**ENTRIES PROVIDED**
## START

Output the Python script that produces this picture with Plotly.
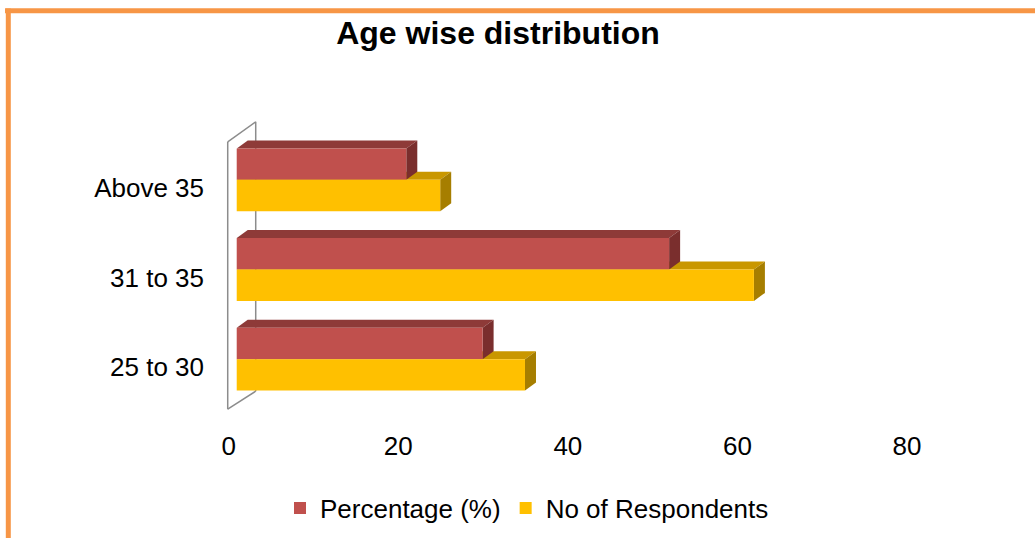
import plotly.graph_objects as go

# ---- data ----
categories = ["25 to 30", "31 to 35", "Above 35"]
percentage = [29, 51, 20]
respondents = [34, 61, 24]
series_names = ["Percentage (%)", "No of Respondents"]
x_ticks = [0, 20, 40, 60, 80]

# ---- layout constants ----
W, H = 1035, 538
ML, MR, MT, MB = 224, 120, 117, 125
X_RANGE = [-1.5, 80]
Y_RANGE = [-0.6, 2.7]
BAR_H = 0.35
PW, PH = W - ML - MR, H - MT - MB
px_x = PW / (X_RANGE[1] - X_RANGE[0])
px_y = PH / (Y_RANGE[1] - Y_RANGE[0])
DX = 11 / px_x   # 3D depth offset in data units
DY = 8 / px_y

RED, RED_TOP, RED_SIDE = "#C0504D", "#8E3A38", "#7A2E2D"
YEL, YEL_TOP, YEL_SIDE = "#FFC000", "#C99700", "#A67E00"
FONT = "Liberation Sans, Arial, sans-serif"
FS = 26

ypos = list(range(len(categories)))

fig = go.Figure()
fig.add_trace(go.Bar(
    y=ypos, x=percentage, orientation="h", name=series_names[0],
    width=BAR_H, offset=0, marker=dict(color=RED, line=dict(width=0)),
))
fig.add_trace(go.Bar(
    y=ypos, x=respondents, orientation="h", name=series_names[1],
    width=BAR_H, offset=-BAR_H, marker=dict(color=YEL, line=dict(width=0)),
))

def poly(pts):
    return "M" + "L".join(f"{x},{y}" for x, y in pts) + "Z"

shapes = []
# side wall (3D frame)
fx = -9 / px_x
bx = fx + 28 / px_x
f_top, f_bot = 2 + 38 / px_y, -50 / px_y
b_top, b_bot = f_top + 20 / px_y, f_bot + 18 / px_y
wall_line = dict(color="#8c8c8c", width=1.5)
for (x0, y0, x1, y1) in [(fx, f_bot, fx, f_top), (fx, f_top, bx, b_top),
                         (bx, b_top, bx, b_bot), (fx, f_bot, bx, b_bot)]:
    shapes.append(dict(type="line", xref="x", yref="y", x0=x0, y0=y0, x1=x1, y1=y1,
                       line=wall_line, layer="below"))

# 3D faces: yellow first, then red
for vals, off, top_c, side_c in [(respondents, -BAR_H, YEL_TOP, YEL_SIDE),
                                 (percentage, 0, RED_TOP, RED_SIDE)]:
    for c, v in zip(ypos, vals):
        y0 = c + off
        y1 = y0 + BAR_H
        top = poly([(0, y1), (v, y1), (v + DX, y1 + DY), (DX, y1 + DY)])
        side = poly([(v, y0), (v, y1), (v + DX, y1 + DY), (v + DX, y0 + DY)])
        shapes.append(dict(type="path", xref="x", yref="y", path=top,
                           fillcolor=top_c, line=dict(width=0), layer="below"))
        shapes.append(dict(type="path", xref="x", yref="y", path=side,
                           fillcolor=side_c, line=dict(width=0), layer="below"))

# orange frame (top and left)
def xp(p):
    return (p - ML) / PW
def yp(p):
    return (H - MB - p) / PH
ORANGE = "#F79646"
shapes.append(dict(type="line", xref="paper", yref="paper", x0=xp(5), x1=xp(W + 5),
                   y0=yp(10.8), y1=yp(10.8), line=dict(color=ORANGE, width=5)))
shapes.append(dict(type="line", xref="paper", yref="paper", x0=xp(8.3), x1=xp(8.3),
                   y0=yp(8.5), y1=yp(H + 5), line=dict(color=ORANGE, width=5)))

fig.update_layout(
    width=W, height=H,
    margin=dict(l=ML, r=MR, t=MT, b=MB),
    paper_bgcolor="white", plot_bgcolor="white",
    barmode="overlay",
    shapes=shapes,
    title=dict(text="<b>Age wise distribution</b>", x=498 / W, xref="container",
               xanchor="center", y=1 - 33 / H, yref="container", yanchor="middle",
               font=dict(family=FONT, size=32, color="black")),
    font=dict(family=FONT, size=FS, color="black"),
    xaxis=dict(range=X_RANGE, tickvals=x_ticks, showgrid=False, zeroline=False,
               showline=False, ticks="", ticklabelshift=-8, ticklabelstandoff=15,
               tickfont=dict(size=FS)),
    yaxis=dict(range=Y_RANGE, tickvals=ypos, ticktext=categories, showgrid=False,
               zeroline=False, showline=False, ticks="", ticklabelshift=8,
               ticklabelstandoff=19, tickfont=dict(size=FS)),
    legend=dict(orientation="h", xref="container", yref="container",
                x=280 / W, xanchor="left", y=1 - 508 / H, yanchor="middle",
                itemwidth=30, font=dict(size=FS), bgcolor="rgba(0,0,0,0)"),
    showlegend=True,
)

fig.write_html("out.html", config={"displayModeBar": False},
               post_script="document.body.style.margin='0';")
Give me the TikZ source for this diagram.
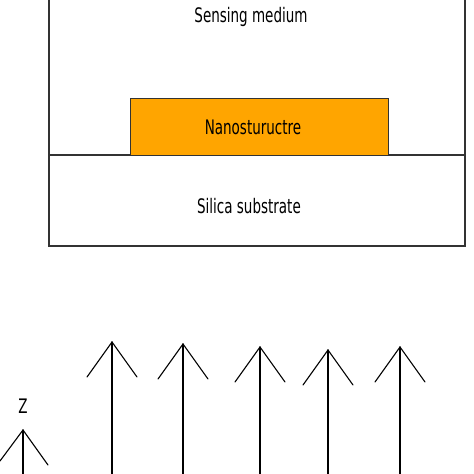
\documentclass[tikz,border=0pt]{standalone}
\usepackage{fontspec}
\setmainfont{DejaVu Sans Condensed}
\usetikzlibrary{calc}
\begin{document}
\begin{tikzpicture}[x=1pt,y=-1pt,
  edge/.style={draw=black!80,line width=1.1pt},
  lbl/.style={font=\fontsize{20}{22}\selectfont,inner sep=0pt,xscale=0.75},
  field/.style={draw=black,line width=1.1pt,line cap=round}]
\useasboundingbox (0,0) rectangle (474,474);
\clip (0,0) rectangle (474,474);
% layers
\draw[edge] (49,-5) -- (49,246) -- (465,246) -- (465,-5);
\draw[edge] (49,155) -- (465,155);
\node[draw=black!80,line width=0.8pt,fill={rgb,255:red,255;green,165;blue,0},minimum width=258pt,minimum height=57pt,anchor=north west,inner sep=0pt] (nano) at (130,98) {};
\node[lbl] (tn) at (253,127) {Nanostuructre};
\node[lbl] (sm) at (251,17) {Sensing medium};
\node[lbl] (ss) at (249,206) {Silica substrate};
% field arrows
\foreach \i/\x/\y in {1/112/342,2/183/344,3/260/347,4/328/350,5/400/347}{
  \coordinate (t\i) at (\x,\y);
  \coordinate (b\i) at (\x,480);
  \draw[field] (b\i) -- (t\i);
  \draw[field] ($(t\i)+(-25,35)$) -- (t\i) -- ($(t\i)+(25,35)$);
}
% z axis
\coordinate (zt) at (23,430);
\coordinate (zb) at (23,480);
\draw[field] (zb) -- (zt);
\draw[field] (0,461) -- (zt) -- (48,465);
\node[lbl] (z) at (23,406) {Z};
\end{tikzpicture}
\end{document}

## END

**GOAL**
Your task is to repeat the opening line of the entries above and each line after it, ending with the line that has "x_ticks = [0, 20, 40, 60, 80]". Do not include the pictures.

**SOLUTION TO THIS EXERCISE**
Output the Python script that produces this picture with Plotly.
import plotly.graph_objects as go

# ---- data ----
categories = ["25 to 30", "31 to 35", "Above 35"]
percentage = [29, 51, 20]
respondents = [34, 61, 24]
series_names = ["Percentage (%)", "No of Respondents"]
x_ticks = [0, 20, 40, 60, 80]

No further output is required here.